Required task:
Set down, exactly as written, the lines from the top of the data to the line that holds "var names = ['CS', 'DAVINZ', 'LAVA', 'MMD²', 'Ours'];", and omit the pictures.

Dataset extract:

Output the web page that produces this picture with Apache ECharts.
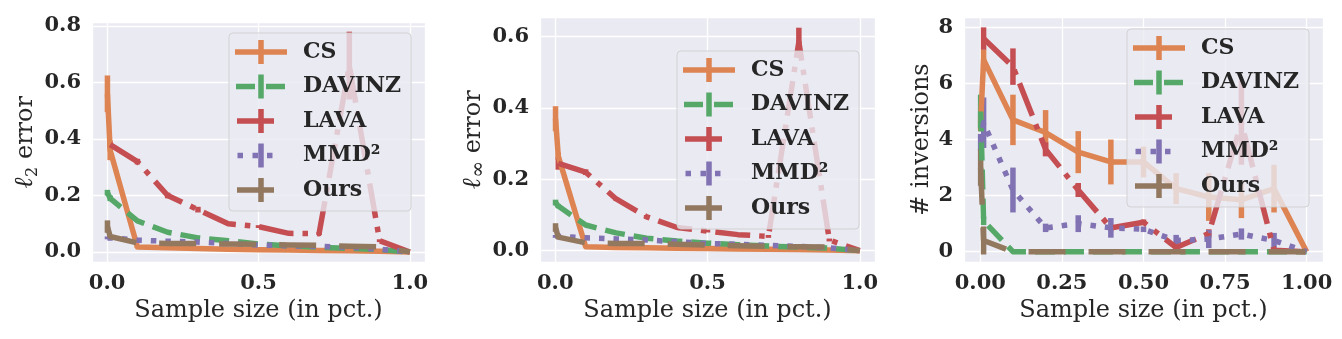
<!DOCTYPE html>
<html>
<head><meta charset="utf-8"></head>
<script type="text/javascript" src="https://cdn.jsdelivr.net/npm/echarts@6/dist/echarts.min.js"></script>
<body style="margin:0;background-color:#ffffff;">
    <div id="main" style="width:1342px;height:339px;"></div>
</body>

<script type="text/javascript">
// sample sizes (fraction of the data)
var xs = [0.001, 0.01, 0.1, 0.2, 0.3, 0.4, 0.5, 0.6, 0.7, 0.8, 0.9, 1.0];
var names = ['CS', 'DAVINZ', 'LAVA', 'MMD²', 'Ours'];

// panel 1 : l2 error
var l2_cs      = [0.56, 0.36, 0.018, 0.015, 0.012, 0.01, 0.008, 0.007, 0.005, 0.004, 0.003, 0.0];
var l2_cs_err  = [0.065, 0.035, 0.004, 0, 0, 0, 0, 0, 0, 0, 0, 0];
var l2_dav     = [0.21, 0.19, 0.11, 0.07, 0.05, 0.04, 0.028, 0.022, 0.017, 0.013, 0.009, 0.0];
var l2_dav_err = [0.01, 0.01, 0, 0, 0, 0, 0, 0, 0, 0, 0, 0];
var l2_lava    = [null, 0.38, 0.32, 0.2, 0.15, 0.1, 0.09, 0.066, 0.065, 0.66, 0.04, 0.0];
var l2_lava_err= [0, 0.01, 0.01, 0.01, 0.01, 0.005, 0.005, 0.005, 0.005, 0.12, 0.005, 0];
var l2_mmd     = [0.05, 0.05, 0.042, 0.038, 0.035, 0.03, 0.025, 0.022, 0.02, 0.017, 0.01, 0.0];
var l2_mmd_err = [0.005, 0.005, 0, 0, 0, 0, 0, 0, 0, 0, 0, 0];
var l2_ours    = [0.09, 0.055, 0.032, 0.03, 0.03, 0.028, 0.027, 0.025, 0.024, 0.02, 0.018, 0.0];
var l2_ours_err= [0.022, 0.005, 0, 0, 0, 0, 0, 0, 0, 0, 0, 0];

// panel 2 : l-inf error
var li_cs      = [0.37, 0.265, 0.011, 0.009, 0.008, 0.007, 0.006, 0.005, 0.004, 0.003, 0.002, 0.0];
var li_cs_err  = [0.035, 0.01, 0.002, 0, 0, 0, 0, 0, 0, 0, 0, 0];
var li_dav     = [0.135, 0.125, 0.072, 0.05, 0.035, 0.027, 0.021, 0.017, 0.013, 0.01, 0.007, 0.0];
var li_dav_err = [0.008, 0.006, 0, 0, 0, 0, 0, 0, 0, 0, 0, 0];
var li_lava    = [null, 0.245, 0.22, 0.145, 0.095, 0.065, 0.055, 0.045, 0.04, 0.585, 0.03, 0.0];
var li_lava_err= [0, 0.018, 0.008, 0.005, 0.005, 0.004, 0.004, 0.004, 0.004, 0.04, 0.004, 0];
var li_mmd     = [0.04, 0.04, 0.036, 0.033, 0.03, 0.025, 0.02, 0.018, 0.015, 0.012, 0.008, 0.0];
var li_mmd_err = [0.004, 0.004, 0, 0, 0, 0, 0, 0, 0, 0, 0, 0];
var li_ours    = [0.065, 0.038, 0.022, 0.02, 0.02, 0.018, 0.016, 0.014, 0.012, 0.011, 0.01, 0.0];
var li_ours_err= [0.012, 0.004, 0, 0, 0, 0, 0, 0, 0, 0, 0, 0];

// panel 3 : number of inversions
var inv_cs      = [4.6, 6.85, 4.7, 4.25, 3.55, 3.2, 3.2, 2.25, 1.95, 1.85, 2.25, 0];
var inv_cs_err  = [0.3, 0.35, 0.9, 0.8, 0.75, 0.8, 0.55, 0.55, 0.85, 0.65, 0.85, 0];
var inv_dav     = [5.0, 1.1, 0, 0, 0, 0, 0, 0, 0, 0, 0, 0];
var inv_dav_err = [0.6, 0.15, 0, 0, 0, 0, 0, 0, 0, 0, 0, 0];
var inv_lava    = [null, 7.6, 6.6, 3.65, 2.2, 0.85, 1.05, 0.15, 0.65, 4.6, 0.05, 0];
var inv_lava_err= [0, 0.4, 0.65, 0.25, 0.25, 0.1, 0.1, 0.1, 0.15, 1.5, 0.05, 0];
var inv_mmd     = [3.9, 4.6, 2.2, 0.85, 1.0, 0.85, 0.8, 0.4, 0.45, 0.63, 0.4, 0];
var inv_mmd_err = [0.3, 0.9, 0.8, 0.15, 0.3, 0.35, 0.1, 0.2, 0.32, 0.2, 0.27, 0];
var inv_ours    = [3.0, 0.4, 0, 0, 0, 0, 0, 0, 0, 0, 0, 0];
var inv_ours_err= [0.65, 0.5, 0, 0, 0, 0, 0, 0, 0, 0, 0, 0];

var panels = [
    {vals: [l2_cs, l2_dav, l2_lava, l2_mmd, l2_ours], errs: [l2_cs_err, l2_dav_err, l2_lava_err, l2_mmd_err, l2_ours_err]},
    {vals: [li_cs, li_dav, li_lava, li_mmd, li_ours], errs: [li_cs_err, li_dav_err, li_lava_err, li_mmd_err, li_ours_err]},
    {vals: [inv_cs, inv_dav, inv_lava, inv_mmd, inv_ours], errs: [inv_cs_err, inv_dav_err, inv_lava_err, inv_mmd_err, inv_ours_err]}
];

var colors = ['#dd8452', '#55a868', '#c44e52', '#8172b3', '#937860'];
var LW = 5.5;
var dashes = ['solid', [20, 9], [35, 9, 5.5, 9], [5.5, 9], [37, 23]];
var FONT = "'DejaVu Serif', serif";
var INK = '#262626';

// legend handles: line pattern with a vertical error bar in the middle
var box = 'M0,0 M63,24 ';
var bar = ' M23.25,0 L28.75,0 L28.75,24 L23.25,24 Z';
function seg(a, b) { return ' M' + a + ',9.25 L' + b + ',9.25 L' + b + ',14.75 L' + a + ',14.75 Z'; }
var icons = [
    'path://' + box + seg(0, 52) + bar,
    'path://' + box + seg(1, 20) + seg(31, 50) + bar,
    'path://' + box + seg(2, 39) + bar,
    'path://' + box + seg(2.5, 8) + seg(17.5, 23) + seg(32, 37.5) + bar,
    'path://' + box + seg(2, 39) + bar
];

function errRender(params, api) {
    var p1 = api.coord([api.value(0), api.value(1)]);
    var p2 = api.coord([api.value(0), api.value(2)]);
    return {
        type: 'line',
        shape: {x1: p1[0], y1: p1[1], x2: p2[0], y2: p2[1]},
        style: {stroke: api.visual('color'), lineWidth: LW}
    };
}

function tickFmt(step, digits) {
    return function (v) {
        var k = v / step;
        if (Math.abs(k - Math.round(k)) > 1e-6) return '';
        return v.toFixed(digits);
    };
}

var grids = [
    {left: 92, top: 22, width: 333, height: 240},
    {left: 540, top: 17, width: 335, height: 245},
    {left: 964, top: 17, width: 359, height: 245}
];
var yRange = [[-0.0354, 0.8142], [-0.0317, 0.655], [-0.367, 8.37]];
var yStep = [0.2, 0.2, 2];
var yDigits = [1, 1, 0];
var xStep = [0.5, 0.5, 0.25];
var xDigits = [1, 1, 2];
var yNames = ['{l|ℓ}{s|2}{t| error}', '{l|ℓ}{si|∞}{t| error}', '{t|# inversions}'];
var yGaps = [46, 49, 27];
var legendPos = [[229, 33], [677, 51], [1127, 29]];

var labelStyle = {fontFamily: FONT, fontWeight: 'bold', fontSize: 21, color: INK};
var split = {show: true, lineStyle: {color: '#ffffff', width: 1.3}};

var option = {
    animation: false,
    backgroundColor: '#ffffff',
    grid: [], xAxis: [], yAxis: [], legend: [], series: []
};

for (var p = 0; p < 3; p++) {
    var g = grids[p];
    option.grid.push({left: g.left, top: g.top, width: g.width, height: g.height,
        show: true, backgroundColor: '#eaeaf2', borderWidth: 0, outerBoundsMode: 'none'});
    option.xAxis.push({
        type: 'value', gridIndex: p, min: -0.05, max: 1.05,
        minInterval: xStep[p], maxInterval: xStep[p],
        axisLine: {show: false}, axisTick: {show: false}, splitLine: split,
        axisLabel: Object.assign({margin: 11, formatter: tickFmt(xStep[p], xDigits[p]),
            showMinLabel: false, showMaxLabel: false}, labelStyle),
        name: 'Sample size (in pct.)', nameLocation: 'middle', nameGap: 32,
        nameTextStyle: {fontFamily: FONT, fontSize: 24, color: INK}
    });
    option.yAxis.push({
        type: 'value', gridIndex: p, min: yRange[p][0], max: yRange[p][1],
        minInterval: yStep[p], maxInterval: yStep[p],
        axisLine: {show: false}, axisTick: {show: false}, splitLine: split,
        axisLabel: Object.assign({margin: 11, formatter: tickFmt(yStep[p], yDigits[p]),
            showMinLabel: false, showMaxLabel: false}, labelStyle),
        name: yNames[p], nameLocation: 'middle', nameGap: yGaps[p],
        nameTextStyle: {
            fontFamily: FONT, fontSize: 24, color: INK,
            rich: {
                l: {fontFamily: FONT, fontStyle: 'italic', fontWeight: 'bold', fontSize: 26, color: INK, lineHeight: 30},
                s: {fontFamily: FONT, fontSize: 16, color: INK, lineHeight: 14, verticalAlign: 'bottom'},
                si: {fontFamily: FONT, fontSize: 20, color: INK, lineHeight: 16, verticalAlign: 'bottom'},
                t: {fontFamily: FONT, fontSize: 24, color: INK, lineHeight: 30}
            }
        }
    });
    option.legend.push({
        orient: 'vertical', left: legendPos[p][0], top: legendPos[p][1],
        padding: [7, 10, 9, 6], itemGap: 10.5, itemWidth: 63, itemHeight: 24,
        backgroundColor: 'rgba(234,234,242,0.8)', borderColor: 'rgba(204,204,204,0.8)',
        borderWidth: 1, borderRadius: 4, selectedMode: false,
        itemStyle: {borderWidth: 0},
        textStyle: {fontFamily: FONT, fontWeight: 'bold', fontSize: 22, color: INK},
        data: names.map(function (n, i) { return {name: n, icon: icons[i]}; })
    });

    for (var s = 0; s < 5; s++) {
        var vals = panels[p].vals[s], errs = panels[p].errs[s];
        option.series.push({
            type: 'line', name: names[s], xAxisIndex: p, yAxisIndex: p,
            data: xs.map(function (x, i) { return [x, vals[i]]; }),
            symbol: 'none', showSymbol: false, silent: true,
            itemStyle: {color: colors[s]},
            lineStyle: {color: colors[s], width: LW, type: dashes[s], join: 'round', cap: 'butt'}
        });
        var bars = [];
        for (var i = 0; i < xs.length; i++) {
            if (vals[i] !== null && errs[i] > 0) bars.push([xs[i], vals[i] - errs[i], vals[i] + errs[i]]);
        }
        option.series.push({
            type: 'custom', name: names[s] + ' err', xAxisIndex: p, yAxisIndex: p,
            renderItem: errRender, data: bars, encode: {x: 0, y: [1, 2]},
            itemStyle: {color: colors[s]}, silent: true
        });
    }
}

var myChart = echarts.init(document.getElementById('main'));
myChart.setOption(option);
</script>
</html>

Reply to the task:
Output the web page that produces this picture with Apache ECharts.
<!DOCTYPE html>
<html>
<head><meta charset="utf-8"></head>
<script type="text/javascript" src="https://cdn.jsdelivr.net/npm/echarts@6/dist/echarts.min.js"></script>
<body style="margin:0;background-color:#ffffff;">
    <div id="main" style="width:1342px;height:339px;"></div>
</body>

<script type="text/javascript">
// sample sizes (fraction of the data)
var xs = [0.001, 0.01, 0.1, 0.2, 0.3, 0.4, 0.5, 0.6, 0.7, 0.8, 0.9, 1.0];
var names = ['CS', 'DAVINZ', 'LAVA', 'MMD²', 'Ours'];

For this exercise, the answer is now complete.